Load Balancing Using Sparse Communication
Gal Mendelson, Xu Kuang
TL;DR
This work introduces CARE, a modular model for load balancing under sparse communication, where a load balancer maintains a state approximation of server queues via a dedicated Approximation component and routes with JSAQ. It proposes MSR-based queue emulation and three communication patterns (RT, DT, ET) to bound maximal approximation error while using far less than full state information. The authors establish diffusion-scale results (SDDP) showing that, for bounded approximation error, the system achieves asymptotically optimal workload and near-optimal delay, linking communication sparsity to performance rigorously. Simulations demonstrate substantial communication reductions (up to ~90%) with competitive or superior performance compared with JSQ, SQ(2), and RR, guiding practical design decisions for data-center-like systems.
Abstract
Load balancing across parallel servers is an important class of congestion control problems that arises in service systems. An effective load balancer relies heavily on accurate, real-time congestion information to make routing decisions. However, obtaining such information can impose significant communication overheads, especially in demanding applications like those found in modern data centers. We introduce a framework for communication-aware load balancing and design new load balancing algorithms that perform exceptionally well even in scenarios with sparse communication patterns. Central to our approach is state approximation, where the load balancer first estimates server states through a communication protocol. Subsequently, it utilizes these approximate states within a load balancing algorithm to determine routing decisions. We demonstrate that by using a novel communication protocol, one can achieve accurate queue length approximation with sparse communication: for a maximal approximation error of x, the communication frequency only needs to be O(1/x^2).
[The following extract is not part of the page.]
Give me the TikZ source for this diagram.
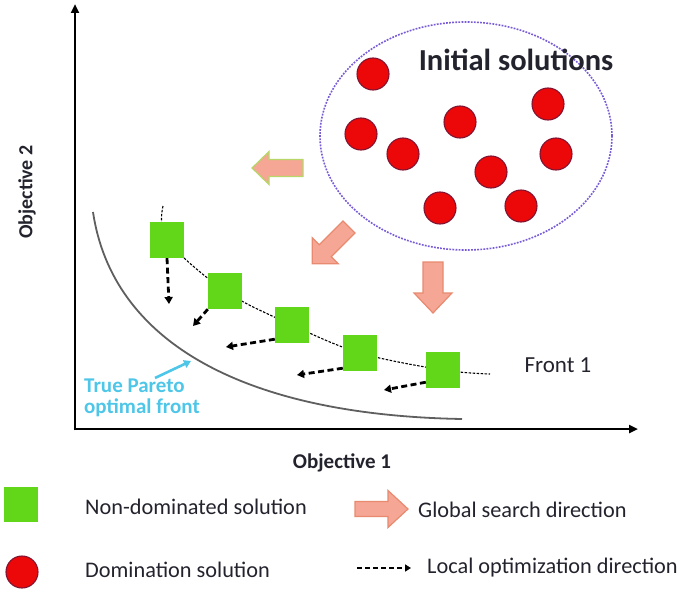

We further show, via a diffusion analysis, that a constant maximal approximation error is sufficient for achieving asymptotically optimal performance. Taken together, these results therefore demonstrate that highly performant load balancing is possible with very little communication. Through simulations, we observe that the proposed designs match or surpass the performance of state-of-the-art load balancing algorithms while drastically reducing communication rates by up to 90%.